Hospital, Payer Price Transparency Compliance Improves, But New Requirements Are Kicking In This Year

A “pivotal year for price transparency” closed out with most—but not all—of the healthcare industry publishing their data publicly and at a higher quality, price transparency data startup Turquoise Health wrote in a state-of-the-industry report released Thursday.

Across a total of 6,357 hospitals, 5,763 (90.7%) posted a machine-readable file (MRF) with at least some necessary service rates in 2023. This was an increase of 562 hospitals over the end of 2022, with Turquoise noting that most of the additions “were individual hospitals, often with unique MRF formats.”

Turquoise gave 2,634 of the hospitals posting MRFs a five-star rating for publishing “a complete MRF that contains cash, list and negotiated rates for a significant quantity of items and services,” the group wrote.
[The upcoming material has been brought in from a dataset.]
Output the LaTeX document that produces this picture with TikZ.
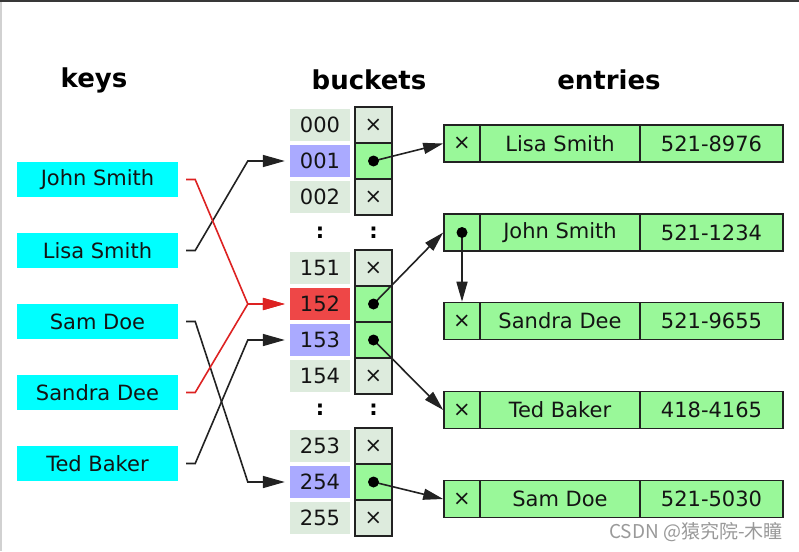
\documentclass[tikz,border=0pt]{standalone}
\usepackage{fontspec}
\setmainfont{DejaVu Sans}
\newfontfamily\cjk{Noto Sans CJK SC}
\usetikzlibrary{arrows.meta}
\definecolor{keycyan}{HTML}{00FFFF}
\definecolor{idxgreen}{HTML}{DDEBDD}
\definecolor{idxblue}{HTML}{AAAAFF}
\definecolor{idxred}{HTML}{EE4747}
\definecolor{livegreen}{HTML}{99F899}
\definecolor{edgegray}{HTML}{222222}
\definecolor{redline}{HTML}{DD2222}
\definecolor{wmgray}{HTML}{999999}
\begin{document}
\begin{tikzpicture}[x=1pt,y=-1pt,
  txt/.style={font=\fontsize{21}{25}\selectfont, text=black!92},
  title/.style={font=\fontsize{26}{30}\selectfont\bfseries},
  keybox/.style={txt, fill=keycyan, minimum width=161pt, minimum height=35pt, inner sep=0pt},
  idx/.style={txt, fill=idxgreen, minimum width=60pt, minimum height=32pt, inner sep=0pt},
  ptr/.style={txt, draw=edgegray, line width=1.6pt, fill=idxgreen, minimum width=37pt, minimum height=36pt, inner sep=0pt},
  ecell/.style={txt, draw=edgegray, line width=1.6pt, fill=livegreen, minimum height=37pt, inner sep=0pt},
  colon/.style={font=\fontsize{21}{25}\selectfont\bfseries},
  conn/.style={line width=1.6pt, draw=edgegray, -{Triangle[length=22pt,width=12pt]}, shorten >=5pt},
  redconn/.style={line width=1.6pt, draw=redline, -{Triangle[length=22pt,width=12pt]}, shorten >=5pt},
  econn/.style={line width=1.6pt, draw=edgegray, -{Triangle[length=20pt,width=11pt]}},
  dotc/.style={fill=black}
]
\useasboundingbox (0,0) rectangle (799,551);
\fill[white] (0,0) rectangle (799,551);
\fill[edgegray!90] (0,0) rectangle (799,2.2);
\fill[black!18] (0,2) rectangle (1.5,551);

% titles
\node[title] (tkeys) at (94,80) {keys};
\node[title] (tbuckets) at (369,80) {buckets};
\node[title] (tentries) at (609,80) {entries};

% keys
\node[keybox] (k1) at (97.5,179.5) {John Smith};
\node[keybox] (k2) at (97.5,250.5) {Lisa Smith};
\node[keybox] (k3) at (97.5,321.5) {Sam Doe};
\node[keybox] (k4) at (97.5,392.5) {Sandra Dee};
\node[keybox] (k5) at (97.5,463.5) {Ted Baker};

% bucket index cells
\node[idx] (i000) at (320,125) {000};
\node[idx, fill=idxblue] (i001) at (320,161) {001};
\node[idx] (i002) at (320,197) {002};
\node[idx] (i151) at (320,268) {151};
\node[idx, fill=idxred] (i152) at (320,304) {152};
\node[idx, fill=idxblue] (i153) at (320,340) {153};
\node[idx] (i154) at (320,376) {154};
\node[idx] (i253) at (320,446) {253};
\node[idx, fill=idxblue] (i254) at (320,482) {254};
\node[idx] (i255) at (320,518) {255};

% bucket pointer cells
\node[ptr] (p000) at (373.5,125) {×};
\node[ptr, fill=livegreen] (p001) at (373.5,161) {};
\node[ptr] (p002) at (373.5,197) {×};
\node[ptr] (p151) at (373.5,268) {×};
\node[ptr, fill=livegreen] (p152) at (373.5,304) {};
\node[ptr, fill=livegreen] (p153) at (373.5,340) {};
\node[ptr] (p154) at (373.5,376) {×};
\node[ptr] (p253) at (373.5,446) {×};
\node[ptr, fill=livegreen] (p254) at (373.5,482) {};
\node[ptr] (p255) at (373.5,518) {×};

% colons
\node[colon] (c1a) at (320,233) {:};
\node[colon] (c1b) at (373.5,233) {:};
\node[colon] (c2a) at (320,410) {:};
\node[colon] (c2b) at (373.5,410) {:};

% entries
\node[ecell, minimum width=36pt] (e1x) at (462,143.5) {×};
\node[ecell, minimum width=160pt] (e1n) at (560,143.5) {Lisa Smith};
\node[ecell, minimum width=143pt] (e1p) at (711.5,143.5) {521-8976};

\node[ecell, minimum width=36pt] (e2x) at (462,232.5) {};
\node[ecell, minimum width=160pt] (e2n) at (560,232.5) {John Smith};
\node[ecell, minimum width=143pt] (e2p) at (711.5,232.5) {521-1234};

\node[ecell, minimum width=36pt] (e3x) at (462,321) {×};
\node[ecell, minimum width=160pt] (e3n) at (560,321) {Sandra Dee};
\node[ecell, minimum width=143pt] (e3p) at (711.5,321) {521-9655};

\node[ecell, minimum width=36pt] (e4x) at (462,410) {×};
\node[ecell, minimum width=160pt] (e4n) at (560,410) {Ted Baker};
\node[ecell, minimum width=143pt] (e4p) at (711.5,410) {418-4165};

\node[ecell, minimum width=36pt] (e5x) at (462,499) {×};
\node[ecell, minimum width=160pt] (e5n) at (560,499) {Sam Doe};
\node[ecell, minimum width=143pt] (e5p) at (711.5,499) {521-5030};

% key -> bucket connectors
\draw[conn] ([xshift=8pt]k2.east) -- ++(9,0) -- ([xshift=-42pt]i001.west) -- (i001.west);
\draw[conn] ([xshift=8pt]k3.east) -- ++(9,0) -- ([xshift=-42pt]i254.west) -- (i254.west);
\draw[conn] ([xshift=8pt]k5.east) -- ++(9,0) -- ([xshift=-42pt]i153.west) -- (i153.west);
\draw[redconn] ([xshift=8pt]k1.east) -- ++(9,0) -- ([xshift=-42pt]i152.west) -- (i152.west);
\draw[redconn] ([xshift=8pt]k4.east) -- ++(9,0) -- ([xshift=-42pt]i152.west) -- (i152.west);

% bucket -> entry connectors
\draw[econn] (p001.center) -- (e1x.west);
\draw[econn] (p152.center) -- (e2x.west);
\draw[econn] (p153.center) -- (e4x.west);
\draw[econn] (p254.center) -- (e5x.west);
\draw[econn] (e2x.center) -- (e3x.north);

% dots
\fill[dotc] (p001.center) circle (5.5);
\fill[dotc] (p152.center) circle (5.5);
\fill[dotc] (p153.center) circle (5.5);
\fill[dotc] (p254.center) circle (5.5);
\fill[dotc] (e2x.center) circle (5.5);

% watermark
\node[anchor=east, text=wmgray, font=\cjk\fontsize{19}{22}\selectfont, inner sep=0pt] (wm) at (783,532) {CSDN @猿究院-木瞳};
\end{tikzpicture}
\end{document}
That list of top scorers grew 24% from the end of 2022, and now represent more than half of the total hospital field.

Specifically, Turquoise found that 83.1% of all hospitals have posted negotiated rates, 77.3% cash rates, 80.4% surgery rates, 80.8% imaging rates, 81.3% “BUCAH” rates (those from major insurers BCBS, United Healthcare, Cigna, Aetna and Humana) and 65.1% diagnostic-related group rates.

The number of payers publishing their data has grown from an initial 67 back in July 2022 to 170 in January 2023, and now to 205 as of November 2023, according to the report. Turquoise also noted that “the quality and breadth of their files have also improved” over the past several months — welcome news for researchers and other stakeholders who previously critiqued payers’ unwieldy data releases.

Hospitals and payers’ progress on price transparency comes as new enforcement goes into effect and policymakers weigh tighter requirements for the industry, Turquoise wrote in the report.

2023 already brought its fair share of activity from the Centers for Medicare and Medicaid Services (CMS). The agency said it has issued over 1,000 cumulative warning notices to providers; publicly lists 14 civil monetary penalties issued to noncompliant hospitals; and, in November, finalized additional required schema for hospital MRFs as well as additional required fields and accountability parameters under the 2024 Outpatient Prospective Payment System (OPPS) Final Rule.

The first portion of those new regulations went into effect with the new year, Turquoise warned. Those include a requirement that hospitals add a homepage footer link directing users to their price transparency information as well as the addition of a text file to the site’s root folder that directs to a download link for the hospital’s current MRF (CMS has released an online tool to help hospitals generate such a text file).

Further, as of Jan. 1, CMS may now begin publishing any of the compliance actions or assessments it issues to hospitals on its website, similar to the civil monetary penalties.

Later price transparency updates on the calendar include a July 1 enforcement date for MRF standardization plus the addition of new fields, and a Jan. 1, 2025 enforcement date covering average expected allow amount rates and more Part B drug reporting, per the report.

Meanwhile, momentum has been building in Congress to codify price transparency reporting for hospitals, payers, pharmacy benefit managers and others. The standout here is the Lower Costs, More Transparency Act, which passed through the House of Representatives in December and is being considered in the Senate.

“Congress asserting itself to declare price transparency the law of the land is critical,” House Energy & Commerce health subcommittee chair Cathy McMorris Rodgers, R-Ore., said during a floor statement shortly after the bill’s passage. “It is our intent that the requirements for transparency and coverage should be as comprehensive as possible without limitations.”